Short task: With pictures left out, retype the lines from the start of the records through the one that contains "poly(CX + (BOT_A".

Record extracts:

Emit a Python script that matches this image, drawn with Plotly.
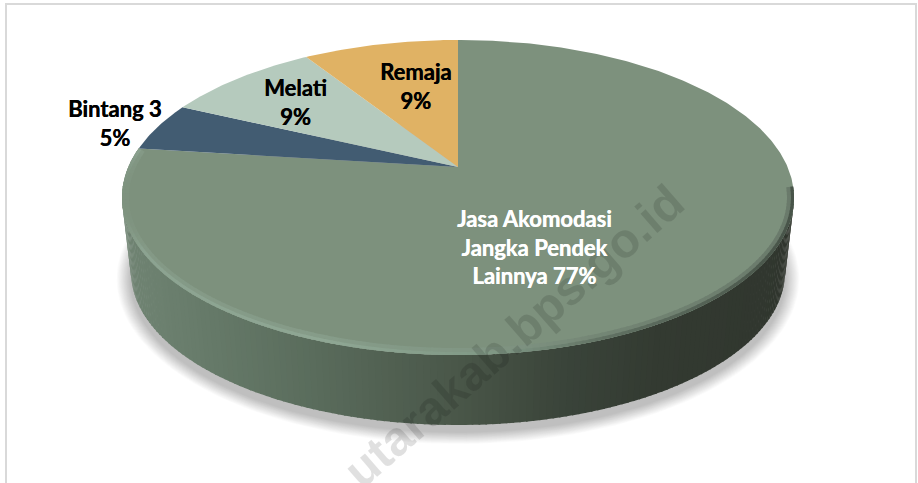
import numpy as np
import plotly.graph_objects as go

# ---- data ----
categories = ["Jasa Akomodasi Jangka Pendek Lainnya", "Bintang 3", "Melati", "Remaja"]
values = [77, 5, 9, 9]
slice_colors = ["#7d917d", "#425c72", "#b5cabd", "#e0b264"]
label_text = ["Jasa Akomodasi<br>Jangka Pendek<br>Lainnya 77%", "Bintang 3<br>5%", "Melati<br>9%", "Remaja<br>9%"]
label_colors = ["#ffffff", "#000000", "#000000", "#000000"]
label_pos = [(534, 247), (115, 123), (295, 102), (416, 86)]

# ---- perspective view of the round pie top (turning the values into shapes) ----
CX, APEX_Y, TILT, YSCALE, XSCALE = 458.0, 167.0, 0.1937, -119.3, 329.6


def project(u, v):
    d = 1 + TILT * v
    return CX + XSCALE * u / d, (YSCALE * v + APEX_Y) / d


def rim(t):
    """Rim point of the top face; t in radians clockwise from 12 o'clock."""
    return project(np.sin(t), np.cos(t))


def blend(stops, f):
    pos = [s[0] for s in stops]
    rgb = [np.interp(f, pos, [s[1][i] for s in stops]) for i in range(3)]
    return "rgb(%d,%d,%d)" % tuple(int(round(c)) for c in rgb)


TOP_CY, TOP_A, TOP_B = 197.5, 336.0, 157.5
BOT_CY, BOT_A, BOT_B = 272.0, 327.0, 153.0

fig = go.Figure()


def poly(xs, ys, color):
    fig.add_trace(go.Scatter(x=list(xs), y=list(ys), mode="lines", fill="toself", fillcolor=color,
                             line=dict(width=0, color=color), hoverinfo="skip", showlegend=False))


# soft shadow beneath the disc
ang = np.linspace(0, 2 * np.pi, 180)
for d in range(16, 0, -1):
    poly(CX + (BOT_A + d * 0.9) * np.cos(ang), BOT_CY + 7 + (BOT_B + d * 0.75) * np.sin(ang), "rgba(0,0,0,0.014)")

# side wall, shaded left to right
wall_stops = [(0.0, (112, 132, 115)), (0.12, (102, 122, 105)), (0.3, (88, 106, 90)), (0.5, (73, 86, 72)),
              (0.65, (58, 68, 58)), (0.8, (51, 58, 49)), (1.0, (48, 54, 46))]
n = 150
for i in range(n):
    a0 = np.pi * (1 - i / n)
    a1 = np.pi * (1 - (i + 1.25) / n)
    xt = CX + TOP_A * np.cos([a0, a1])
    yt = TOP_CY + TOP_B * np.sin([a0, a1])
    xb = CX + BOT_A * np.cos([a1, a0])
    yb = BOT_CY + BOT_B * np.sin([a1, a0])
    f = (xt[0] - (CX - TOP_A)) / (2 * TOP_A)
    poly(np.r_[xt, xb, xt[0]], np.r_[yt, yb, yt[0]], blend(wall_stops, f))

# top face slices
total = sum(values)
start = 0.0
for val, col in zip(values, slice_colors):
    end = start + val / total * 2 * np.pi
    t = np.linspace(start, end, max(int(val * 6), 24))
    x, y = rim(t)
    poly(np.r_[CX, x, CX], np.r_[APEX_Y, y, APEX_Y], col)
    start = end

# bevel around the lower rim of the top face (opaque, soft outer band first)
soft_stops = [(0.0, (125, 145, 125)), (0.03, (132, 153, 134)), (0.3, (134, 156, 137)), (0.55, (128, 149, 131)),
              (0.72, (115, 133, 116)), (1.0, (106, 122, 107))]
core_stops = [(0.0, (125, 145, 125)), (0.03, (140, 163, 145)), (0.3, (143, 167, 148)), (0.55, (128, 152, 133)),
              (0.72, (96, 112, 98)), (1.0, (72, 84, 73))]
m = 160
for width, inset, stops in [(7, 3.5, soft_stops), (3, 1.5, core_stops)]:
    for i in range(m):
        a = np.pi * 1.1 - (np.pi * 1.12) * np.array([i, i + 1.3]) / m
        xs = CX + (TOP_A - inset) * np.cos(a)
        ys = TOP_CY + (TOP_B - inset) * np.sin(a)
        c = blend(stops, float(np.clip((xs[0] - (CX - TOP_A)) / (2 * TOP_A), 0, 1)))
        fig.add_trace(go.Scatter(x=xs, y=ys, mode="lines", line=dict(width=width, color=c),
                                 hoverinfo="skip", showlegend=False))

annotations = []
annotations.append(dict(x=513, y=336, xref="x", yref="y", text="<b>utarakab.bps.go.id</b>", showarrow=False,
                        textangle=-41, font=dict(family="Liberation Sans", size=48.5, color="rgba(0,0,0,0.12)"),
                        xanchor="center", yanchor="middle"))
for txt, col, (lx, ly) in zip(label_text, label_colors, label_pos):
    annotations.append(dict(x=lx, y=ly, xref="x", yref="y", text="<b>%s</b>" % txt, showarrow=False,
                            font=dict(family="Lato", size=22, color=col, shadow="0.4px 0 0 %s" % col),
                            align="center", xanchor="center", yanchor="middle"))

fig.update_layout(
    width=918, height=483, autosize=False, margin=dict(l=0, r=0, t=0, b=0),
    paper_bgcolor="white", plot_bgcolor="white", showlegend=False,
    xaxis=dict(range=[0, 918], visible=False, fixedrange=True),
    yaxis=dict(range=[483, 0], visible=False, fixedrange=True),
    annotations=annotations,
    shapes=[dict(type="rect", xref="x", yref="y", x0=6, y0=4, x1=916, y1=500,
                 line=dict(color="#d9d9d9", width=2), fillcolor="rgba(0,0,0,0)", layer="above")],
)
fig.write_html("out.html", config=dict(displayModeBar=False),
               post_script="document.body.style.margin='0';document.body.style.overflow='hidden';")
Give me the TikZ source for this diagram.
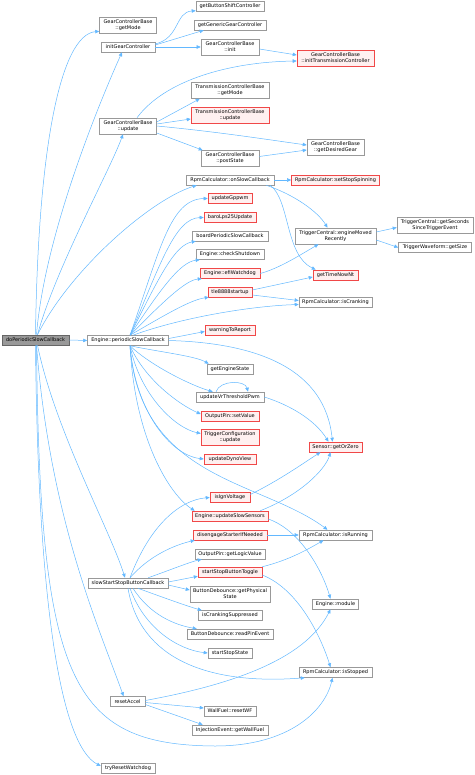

Answer to the problem:
Emit a Python script that matches this image, drawn with Plotly.
import numpy as np
import plotly.graph_objects as go

# ---- data ----
categories = ["Jasa Akomodasi Jangka Pendek Lainnya", "Bintang 3", "Melati", "Remaja"]
values = [77, 5, 9, 9]
slice_colors = ["#7d917d", "#425c72", "#b5cabd", "#e0b264"]
label_text = ["Jasa Akomodasi<br>Jangka Pendek<br>Lainnya 77%", "Bintang 3<br>5%", "Melati<br>9%", "Remaja<br>9%"]
label_colors = ["#ffffff", "#000000", "#000000", "#000000"]
label_pos = [(534, 247), (115, 123), (295, 102), (416, 86)]

# ---- perspective view of the round pie top (turning the values into shapes) ----
CX, APEX_Y, TILT, YSCALE, XSCALE = 458.0, 167.0, 0.1937, -119.3, 329.6


def project(u, v):
    d = 1 + TILT * v
    return CX + XSCALE * u / d, (YSCALE * v + APEX_Y) / d


def rim(t):
    """Rim point of the top face; t in radians clockwise from 12 o'clock."""
    return project(np.sin(t), np.cos(t))


def blend(stops, f):
    pos = [s[0] for s in stops]
    rgb = [np.interp(f, pos, [s[1][i] for s in stops]) for i in range(3)]
    return "rgb(%d,%d,%d)" % tuple(int(round(c)) for c in rgb)


TOP_CY, TOP_A, TOP_B = 197.5, 336.0, 157.5
BOT_CY, BOT_A, BOT_B = 272.0, 327.0, 153.0

fig = go.Figure()


def poly(xs, ys, color):
    fig.add_trace(go.Scatter(x=list(xs), y=list(ys), mode="lines", fill="toself", fillcolor=color,
                             line=dict(width=0, color=color), hoverinfo="skip", showlegend=False))


# soft shadow beneath the disc
ang = np.linspace(0, 2 * np.pi, 180)
for d in range(16, 0, -1):
    poly(CX + (BOT_A + d * 0.9) * np.cos(ang), BOT_CY + 7 + (BOT_B + d * 0.75) * np.sin(ang), "rgba(0,0,0,0.014)")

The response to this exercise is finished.